The difference in capacity between structural and non-structural walls is dramatic; even minor structural walls are vastly stronger than a typical framed interior wall. A structural brick wall supports the entire vertical weight of the building. In contrast, a non-structural brick facade or partition wall is only capable of supporting lighter, non-structural attachments. Capacity estimates depend heavily on the wall’s age, the condition of the mortar joints, and whether the wall is solid or has internal cavities.
Best Practices for Attaching Loads
Attaching non-structural loads like shelving, cabinets, or heavy fixtures to a brick wall requires specialized masonry fasteners for a secure connection. The choice of anchor depends on the object’s weight and the condition of the masonry. Heavy-duty applications often require mechanical or chemical anchors. Sleeve anchors are versatile expansion fasteners that work well in solid brick, gripping the wall material as the bolt is tightened.
For moderately heavy objects, concrete screws, such as Tapcon, offer a simpler solution by tapping threads into a pre-drilled hole. Extremely heavy loads benefit from chemical anchors, which use a resin or epoxy that cures to form a bond stronger than the masonry itself, or from heavy-duty wedge anchors. When drilling, it is best practice to target the mortar joint rather than the brick face, as the mortar is softer and less likely to crack the brick unit.

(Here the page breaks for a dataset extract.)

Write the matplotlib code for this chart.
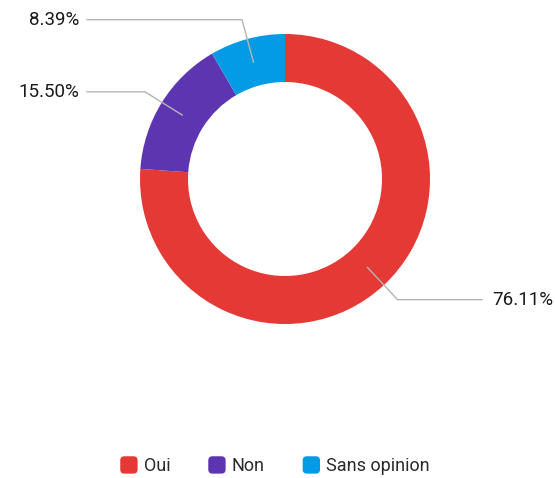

It is essential to use a masonry drill bit and clean the dust from the hole before inserting the fastener to ensure maximum grip. The anchor’s load rating must match or exceed the object’s weight, and anchors should be spaced properly to prevent stress fractures in the masonry. Selecting the correct anchor type and utilizing proper drilling technique allows you to safely attach substantial weight without compromising the wall’s integrity.